Monday, February 17, 2014

Book review: Data Science for Business

Since I'm interested in data science but I'm newbie into this field of research, I decided to read some introductory book dedicated to this topic. Firs book which I read was Data Science for Business written by Foster Provost and Tom Fawcett. Below are my descriptions of each main chapter of this book:
  • First chapter of this book is dedicated to overall definition of data science, big data and similar.
  • Second chapter introduces "canonical data mining tasks".
  • Chapter 3 shows first steps with supervised segmentation and decision trees.
  • Next chapter adds linear regression, support vector machine and logistic regression. 
  • Chapter 5 - in my opinion most useful - defines overfitting. Authors shows examples how one can hit the overfitting problem, but also shows how to avoid it and deal with potential problems.
  • Chapter 6 introduces additional data science tools: similarity, neighbors and clustering methods.
  • Chapter 7 focuses on aspects strictly related to applying earlier mentioned tools to business - expected profit. This well written chapter shows that there is almost always second bottom, apart of pure data tools - business bottom.
  • Great data scientist, at some point has to show his results and hypothesis to stakeholders. He can use lots of complicated mathematical formulas, but also can use simple plots with additional information to nicely visualize his ideas.

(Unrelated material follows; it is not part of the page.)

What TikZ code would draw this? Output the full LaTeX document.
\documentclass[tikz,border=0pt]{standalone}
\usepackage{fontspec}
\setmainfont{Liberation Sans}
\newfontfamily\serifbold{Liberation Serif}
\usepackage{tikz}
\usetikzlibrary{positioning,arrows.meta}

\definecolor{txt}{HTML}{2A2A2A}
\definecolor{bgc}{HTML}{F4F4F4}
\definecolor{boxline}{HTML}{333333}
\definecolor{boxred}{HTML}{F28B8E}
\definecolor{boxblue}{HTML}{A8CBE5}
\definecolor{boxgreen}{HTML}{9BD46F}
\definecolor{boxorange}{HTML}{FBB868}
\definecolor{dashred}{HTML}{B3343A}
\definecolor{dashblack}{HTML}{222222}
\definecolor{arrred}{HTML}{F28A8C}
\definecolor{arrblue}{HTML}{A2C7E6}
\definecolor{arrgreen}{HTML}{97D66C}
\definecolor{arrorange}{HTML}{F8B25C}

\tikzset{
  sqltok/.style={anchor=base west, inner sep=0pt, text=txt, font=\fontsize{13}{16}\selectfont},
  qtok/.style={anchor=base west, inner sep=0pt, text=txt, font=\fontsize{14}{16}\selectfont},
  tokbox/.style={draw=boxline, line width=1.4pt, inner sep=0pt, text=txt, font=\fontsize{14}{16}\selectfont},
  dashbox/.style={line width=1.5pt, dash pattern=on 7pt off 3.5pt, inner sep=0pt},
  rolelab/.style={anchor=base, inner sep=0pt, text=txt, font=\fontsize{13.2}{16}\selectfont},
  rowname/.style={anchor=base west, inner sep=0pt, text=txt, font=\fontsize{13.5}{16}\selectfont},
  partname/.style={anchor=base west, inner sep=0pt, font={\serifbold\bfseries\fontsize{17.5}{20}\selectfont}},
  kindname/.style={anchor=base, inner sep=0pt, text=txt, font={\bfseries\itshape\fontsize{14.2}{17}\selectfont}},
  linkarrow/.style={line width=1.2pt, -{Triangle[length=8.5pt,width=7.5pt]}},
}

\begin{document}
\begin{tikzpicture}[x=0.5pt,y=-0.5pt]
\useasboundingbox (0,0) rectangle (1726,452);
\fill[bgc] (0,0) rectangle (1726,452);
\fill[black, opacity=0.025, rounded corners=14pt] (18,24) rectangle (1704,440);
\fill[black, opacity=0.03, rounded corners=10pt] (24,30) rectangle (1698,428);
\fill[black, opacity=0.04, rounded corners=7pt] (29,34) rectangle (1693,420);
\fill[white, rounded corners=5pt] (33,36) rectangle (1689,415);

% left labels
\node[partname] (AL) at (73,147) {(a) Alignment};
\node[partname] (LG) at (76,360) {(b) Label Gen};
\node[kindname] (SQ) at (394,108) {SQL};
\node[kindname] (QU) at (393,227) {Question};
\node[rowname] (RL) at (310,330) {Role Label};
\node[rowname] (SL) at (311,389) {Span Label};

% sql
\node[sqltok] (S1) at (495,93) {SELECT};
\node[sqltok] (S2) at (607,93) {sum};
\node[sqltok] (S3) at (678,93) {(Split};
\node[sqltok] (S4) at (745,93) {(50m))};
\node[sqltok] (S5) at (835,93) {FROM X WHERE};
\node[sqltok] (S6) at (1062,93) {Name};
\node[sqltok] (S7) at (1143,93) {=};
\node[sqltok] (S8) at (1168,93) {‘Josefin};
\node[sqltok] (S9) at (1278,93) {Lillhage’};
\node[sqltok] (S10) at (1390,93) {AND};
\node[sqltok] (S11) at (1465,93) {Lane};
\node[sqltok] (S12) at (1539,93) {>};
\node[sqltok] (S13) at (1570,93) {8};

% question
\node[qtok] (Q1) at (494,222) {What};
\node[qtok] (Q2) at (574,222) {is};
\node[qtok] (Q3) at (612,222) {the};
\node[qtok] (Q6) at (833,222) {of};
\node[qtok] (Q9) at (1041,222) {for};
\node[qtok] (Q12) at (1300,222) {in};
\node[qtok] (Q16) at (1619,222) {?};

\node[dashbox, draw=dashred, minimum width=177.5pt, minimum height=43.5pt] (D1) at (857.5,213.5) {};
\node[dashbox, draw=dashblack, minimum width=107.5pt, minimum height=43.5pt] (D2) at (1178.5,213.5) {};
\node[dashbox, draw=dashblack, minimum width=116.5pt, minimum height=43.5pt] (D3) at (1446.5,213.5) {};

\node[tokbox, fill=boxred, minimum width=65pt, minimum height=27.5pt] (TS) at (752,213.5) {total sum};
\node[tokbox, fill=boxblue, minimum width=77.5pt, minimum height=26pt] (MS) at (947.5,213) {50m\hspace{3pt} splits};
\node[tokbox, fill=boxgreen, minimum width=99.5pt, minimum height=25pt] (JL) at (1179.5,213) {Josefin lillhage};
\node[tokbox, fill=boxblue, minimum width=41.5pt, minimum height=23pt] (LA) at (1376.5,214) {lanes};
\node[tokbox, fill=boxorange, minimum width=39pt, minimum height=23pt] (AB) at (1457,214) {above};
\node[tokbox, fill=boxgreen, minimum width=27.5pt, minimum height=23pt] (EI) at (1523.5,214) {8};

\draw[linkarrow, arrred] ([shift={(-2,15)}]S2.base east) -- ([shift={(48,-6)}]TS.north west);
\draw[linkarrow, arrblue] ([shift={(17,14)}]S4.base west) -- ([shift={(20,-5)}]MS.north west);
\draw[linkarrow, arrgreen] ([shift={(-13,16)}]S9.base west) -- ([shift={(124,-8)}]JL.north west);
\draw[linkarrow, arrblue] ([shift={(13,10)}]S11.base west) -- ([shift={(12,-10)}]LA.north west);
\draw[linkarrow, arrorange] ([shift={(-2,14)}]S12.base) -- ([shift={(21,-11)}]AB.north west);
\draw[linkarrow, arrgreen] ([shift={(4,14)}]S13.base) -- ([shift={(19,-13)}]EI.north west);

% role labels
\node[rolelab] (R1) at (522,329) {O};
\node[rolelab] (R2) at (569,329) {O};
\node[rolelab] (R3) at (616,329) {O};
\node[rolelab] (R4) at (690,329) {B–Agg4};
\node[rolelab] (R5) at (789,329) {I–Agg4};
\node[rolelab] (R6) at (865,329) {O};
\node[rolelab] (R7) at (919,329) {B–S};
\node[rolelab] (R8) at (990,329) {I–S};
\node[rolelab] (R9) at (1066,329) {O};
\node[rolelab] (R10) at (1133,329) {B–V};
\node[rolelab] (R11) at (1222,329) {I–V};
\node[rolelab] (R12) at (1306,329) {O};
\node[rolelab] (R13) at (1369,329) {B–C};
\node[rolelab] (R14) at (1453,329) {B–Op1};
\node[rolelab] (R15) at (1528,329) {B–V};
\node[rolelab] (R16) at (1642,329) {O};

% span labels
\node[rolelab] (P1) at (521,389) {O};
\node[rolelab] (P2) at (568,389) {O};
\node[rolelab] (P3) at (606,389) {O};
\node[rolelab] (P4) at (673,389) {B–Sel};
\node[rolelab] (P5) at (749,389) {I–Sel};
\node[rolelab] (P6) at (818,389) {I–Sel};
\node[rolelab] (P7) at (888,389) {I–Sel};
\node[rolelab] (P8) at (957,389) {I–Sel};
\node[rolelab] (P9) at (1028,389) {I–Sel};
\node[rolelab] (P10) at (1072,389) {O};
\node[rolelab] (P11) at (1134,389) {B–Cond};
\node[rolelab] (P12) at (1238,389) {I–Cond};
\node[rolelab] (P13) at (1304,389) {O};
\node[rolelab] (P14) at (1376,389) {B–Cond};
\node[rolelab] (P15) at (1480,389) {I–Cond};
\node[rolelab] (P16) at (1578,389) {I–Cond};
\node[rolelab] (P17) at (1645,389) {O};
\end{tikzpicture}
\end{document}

Chapter 8 describes some fundamental "curves" which are often used in data science.
  • In chapter 9, authors describe Bayes' rule and discuss its advantages and disadvantages.
  • Chapter 10 is dedicated to "text mining". Authors know, that they just scratch top layer of this issue. But on the other hand, reader can find here some basics ideas how to work with text and how to start researching different methods.
  • Final evaluation of example problem which was used through this book is done in chapter 11. 
  • Chapter 12 discuss other techniques with approaching analytical tasks: co-occurrence and associations (example usage: determining item which are bough together). Profiling, link prediction and data reduction is also discussed with nice example of Netflix Prize. Authors also clearly explain why ensemble of models could give better results in some cases.
  • In chapter 13, authors shows how to think about data science in business context, but also points how to work as data scientist in business environment.
  • Last chapter is dedicated to overall summary. Authors gives hints how we should ask data science related questions and how to think in general about data science.
Lecture of this book was very satisfying. I wasn't hit by enormous quantity of new definitions, equations and examples. For newbie in data science, reading this book chapter after chapter is like going step by step after your mentor. Using one main example during whole book was great idea. Reader can observe different techniques and problems related to them, applied on the same business situation. Also, business awareness is raised from chapter to chapter. I recommend this book either to data scientist wannabe or to "suit" who want to hire some geeks to examine business possibilities which gathered data.

Actually I can't say anything bad about this book. Of course, I would just love to see a complementary handbook with code in Python or R, but I guess that there are plenty of such books.